───── Dataset extract ─────

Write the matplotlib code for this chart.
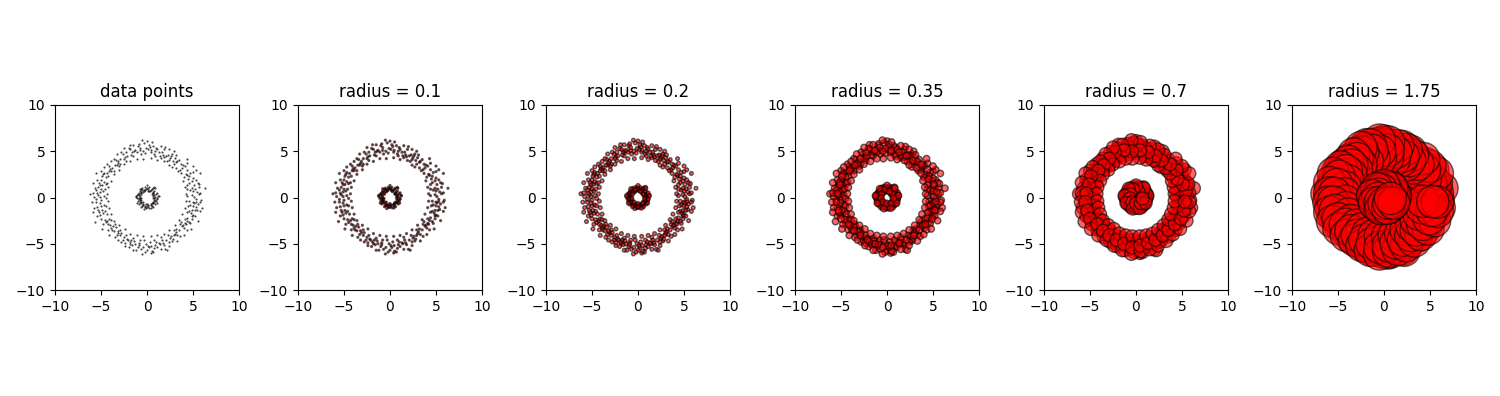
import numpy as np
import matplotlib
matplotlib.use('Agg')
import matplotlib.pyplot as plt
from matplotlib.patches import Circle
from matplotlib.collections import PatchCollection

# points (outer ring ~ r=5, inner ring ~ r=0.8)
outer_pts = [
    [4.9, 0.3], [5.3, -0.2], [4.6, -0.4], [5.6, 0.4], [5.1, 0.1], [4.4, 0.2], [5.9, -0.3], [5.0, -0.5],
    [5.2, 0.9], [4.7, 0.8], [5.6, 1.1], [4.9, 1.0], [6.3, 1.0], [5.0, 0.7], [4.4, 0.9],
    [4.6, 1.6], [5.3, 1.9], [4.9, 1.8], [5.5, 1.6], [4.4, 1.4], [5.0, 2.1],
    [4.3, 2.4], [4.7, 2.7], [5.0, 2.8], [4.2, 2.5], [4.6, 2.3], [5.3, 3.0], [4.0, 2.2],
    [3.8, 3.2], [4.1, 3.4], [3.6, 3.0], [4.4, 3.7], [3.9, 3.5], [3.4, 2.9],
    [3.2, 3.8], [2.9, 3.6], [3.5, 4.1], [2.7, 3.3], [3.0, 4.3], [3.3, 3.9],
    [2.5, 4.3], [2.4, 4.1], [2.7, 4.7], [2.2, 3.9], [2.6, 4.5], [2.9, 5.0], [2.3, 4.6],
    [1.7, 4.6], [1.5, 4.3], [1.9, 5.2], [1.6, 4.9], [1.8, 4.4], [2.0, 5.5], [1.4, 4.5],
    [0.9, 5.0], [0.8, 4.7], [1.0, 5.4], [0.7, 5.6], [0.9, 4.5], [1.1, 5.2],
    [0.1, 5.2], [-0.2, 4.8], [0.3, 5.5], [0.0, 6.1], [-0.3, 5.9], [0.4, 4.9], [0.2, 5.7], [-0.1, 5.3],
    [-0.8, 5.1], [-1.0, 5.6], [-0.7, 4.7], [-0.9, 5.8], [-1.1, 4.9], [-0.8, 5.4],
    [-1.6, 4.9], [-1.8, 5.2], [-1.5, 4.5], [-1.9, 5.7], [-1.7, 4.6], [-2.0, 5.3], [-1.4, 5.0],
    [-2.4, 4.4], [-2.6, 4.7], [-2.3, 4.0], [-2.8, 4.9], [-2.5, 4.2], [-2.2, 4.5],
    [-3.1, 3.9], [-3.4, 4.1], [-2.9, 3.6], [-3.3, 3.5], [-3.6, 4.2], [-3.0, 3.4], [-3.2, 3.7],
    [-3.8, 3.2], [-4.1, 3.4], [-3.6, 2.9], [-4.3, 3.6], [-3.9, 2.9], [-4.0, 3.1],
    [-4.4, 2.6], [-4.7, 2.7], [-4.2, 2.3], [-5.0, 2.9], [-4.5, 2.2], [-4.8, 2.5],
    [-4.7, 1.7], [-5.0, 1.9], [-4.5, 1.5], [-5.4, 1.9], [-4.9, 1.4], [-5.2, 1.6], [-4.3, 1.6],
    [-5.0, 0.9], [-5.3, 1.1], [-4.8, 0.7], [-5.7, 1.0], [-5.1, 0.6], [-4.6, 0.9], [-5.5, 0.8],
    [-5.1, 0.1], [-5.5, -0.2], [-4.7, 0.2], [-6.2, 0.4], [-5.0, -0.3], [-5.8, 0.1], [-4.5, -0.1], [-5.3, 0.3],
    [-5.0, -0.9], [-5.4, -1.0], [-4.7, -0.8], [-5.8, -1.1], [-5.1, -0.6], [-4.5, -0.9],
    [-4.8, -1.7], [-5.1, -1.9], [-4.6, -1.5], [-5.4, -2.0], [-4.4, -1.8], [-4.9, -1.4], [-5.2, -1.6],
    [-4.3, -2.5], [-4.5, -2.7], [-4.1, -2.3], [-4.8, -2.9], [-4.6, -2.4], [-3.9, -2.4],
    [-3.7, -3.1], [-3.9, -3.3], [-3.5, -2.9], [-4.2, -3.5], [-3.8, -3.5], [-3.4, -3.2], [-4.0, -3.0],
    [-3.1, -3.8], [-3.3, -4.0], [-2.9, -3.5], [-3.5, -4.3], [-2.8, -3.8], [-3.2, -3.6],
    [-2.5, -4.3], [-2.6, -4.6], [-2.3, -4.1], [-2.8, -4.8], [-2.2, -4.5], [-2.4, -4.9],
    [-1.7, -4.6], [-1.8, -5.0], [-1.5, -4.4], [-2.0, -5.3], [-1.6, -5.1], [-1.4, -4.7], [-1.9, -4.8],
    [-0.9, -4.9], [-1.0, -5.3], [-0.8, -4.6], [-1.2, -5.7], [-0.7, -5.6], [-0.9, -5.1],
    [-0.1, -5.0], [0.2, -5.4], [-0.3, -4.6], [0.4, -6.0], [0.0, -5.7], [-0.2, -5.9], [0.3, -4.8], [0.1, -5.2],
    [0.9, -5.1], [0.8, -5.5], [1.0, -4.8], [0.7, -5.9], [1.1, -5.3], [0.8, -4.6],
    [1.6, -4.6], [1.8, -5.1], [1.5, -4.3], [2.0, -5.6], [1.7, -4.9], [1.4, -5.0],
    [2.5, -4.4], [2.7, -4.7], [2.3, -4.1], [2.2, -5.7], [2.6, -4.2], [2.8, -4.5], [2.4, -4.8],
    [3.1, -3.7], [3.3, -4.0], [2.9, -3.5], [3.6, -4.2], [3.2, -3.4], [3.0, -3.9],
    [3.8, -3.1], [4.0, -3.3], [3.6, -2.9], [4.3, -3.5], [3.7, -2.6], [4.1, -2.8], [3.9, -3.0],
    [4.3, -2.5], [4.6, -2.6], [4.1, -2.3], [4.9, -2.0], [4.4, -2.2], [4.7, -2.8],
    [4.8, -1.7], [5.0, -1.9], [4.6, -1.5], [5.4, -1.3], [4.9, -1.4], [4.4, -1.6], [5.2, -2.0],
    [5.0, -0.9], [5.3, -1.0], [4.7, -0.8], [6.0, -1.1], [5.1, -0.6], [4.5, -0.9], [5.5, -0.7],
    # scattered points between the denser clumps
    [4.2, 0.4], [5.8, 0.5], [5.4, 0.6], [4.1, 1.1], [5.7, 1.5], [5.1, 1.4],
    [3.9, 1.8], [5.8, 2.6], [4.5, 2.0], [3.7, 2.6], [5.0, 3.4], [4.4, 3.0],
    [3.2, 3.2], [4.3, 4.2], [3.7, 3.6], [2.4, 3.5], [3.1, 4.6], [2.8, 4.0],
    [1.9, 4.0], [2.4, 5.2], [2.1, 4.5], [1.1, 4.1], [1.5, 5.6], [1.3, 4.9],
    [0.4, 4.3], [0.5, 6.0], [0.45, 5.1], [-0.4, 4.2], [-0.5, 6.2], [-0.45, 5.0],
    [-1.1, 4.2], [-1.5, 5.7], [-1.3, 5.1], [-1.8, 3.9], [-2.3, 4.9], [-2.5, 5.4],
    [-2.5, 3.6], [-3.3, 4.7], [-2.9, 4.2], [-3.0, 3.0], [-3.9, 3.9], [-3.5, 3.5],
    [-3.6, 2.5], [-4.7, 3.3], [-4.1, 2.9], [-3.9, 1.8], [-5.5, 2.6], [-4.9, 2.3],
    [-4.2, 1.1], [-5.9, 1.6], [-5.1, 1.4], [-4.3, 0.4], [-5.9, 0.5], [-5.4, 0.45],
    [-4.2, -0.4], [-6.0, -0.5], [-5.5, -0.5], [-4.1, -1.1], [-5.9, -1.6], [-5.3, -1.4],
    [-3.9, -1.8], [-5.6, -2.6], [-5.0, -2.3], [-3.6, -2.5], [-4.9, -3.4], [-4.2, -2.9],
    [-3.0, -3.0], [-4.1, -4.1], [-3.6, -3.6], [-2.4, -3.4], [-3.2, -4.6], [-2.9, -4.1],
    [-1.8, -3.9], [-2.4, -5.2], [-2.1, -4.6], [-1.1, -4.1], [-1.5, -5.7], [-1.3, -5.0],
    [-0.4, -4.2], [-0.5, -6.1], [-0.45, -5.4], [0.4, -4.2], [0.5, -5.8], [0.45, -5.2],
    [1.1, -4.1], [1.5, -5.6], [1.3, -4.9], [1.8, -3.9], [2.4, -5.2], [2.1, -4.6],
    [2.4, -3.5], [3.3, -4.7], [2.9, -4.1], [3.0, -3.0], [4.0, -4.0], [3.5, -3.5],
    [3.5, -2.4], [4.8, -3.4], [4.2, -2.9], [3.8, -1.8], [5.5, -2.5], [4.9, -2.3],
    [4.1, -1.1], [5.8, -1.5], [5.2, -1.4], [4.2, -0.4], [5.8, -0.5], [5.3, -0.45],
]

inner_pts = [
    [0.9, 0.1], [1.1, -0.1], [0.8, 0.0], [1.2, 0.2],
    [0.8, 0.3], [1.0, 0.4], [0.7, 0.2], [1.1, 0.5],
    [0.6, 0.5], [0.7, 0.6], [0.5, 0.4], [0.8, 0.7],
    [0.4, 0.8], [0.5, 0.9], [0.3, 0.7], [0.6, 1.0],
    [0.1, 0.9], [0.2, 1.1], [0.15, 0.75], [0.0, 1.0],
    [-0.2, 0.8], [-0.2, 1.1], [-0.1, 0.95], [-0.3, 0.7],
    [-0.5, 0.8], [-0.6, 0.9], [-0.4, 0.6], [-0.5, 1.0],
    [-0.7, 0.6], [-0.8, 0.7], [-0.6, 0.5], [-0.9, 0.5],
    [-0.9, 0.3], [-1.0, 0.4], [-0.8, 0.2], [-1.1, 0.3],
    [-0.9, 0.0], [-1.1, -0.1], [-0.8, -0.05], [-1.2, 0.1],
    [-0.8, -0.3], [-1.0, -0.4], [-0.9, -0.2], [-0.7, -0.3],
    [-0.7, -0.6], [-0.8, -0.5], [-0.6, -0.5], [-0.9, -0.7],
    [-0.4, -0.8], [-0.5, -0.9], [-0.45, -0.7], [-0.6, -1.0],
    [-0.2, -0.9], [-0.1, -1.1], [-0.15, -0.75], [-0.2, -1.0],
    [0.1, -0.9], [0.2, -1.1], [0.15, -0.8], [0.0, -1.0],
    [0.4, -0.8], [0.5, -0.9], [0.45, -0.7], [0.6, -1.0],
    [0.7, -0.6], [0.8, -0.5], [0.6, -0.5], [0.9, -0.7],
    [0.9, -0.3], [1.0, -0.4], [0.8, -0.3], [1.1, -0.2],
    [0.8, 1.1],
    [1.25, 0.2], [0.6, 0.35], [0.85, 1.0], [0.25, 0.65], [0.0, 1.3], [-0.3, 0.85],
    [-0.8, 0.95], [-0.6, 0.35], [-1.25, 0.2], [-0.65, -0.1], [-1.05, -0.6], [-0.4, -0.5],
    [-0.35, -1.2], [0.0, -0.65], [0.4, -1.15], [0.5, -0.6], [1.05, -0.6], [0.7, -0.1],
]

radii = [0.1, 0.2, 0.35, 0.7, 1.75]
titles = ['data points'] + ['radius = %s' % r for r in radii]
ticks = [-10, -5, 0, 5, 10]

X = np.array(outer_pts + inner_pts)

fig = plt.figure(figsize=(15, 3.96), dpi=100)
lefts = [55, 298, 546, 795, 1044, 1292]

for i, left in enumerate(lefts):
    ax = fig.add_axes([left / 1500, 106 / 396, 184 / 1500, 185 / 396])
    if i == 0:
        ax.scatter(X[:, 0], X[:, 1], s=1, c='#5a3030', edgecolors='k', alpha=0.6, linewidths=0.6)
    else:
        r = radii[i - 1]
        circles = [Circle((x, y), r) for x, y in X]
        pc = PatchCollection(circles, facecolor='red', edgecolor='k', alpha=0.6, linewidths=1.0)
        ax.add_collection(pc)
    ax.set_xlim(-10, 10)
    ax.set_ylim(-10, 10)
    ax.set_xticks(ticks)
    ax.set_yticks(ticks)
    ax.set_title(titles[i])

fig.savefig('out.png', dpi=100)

─────

-- Given instruction --
Return only the lines running from the top of the data to the line that holds "from matplotlib.collections import". Include both of those lines, but skip the pictures.

-- Completed task --
Write the matplotlib code for this chart.
import numpy as np
import matplotlib
matplotlib.use('Agg')
import matplotlib.pyplot as plt
from matplotlib.patches import Circle
from matplotlib.collections import PatchCollection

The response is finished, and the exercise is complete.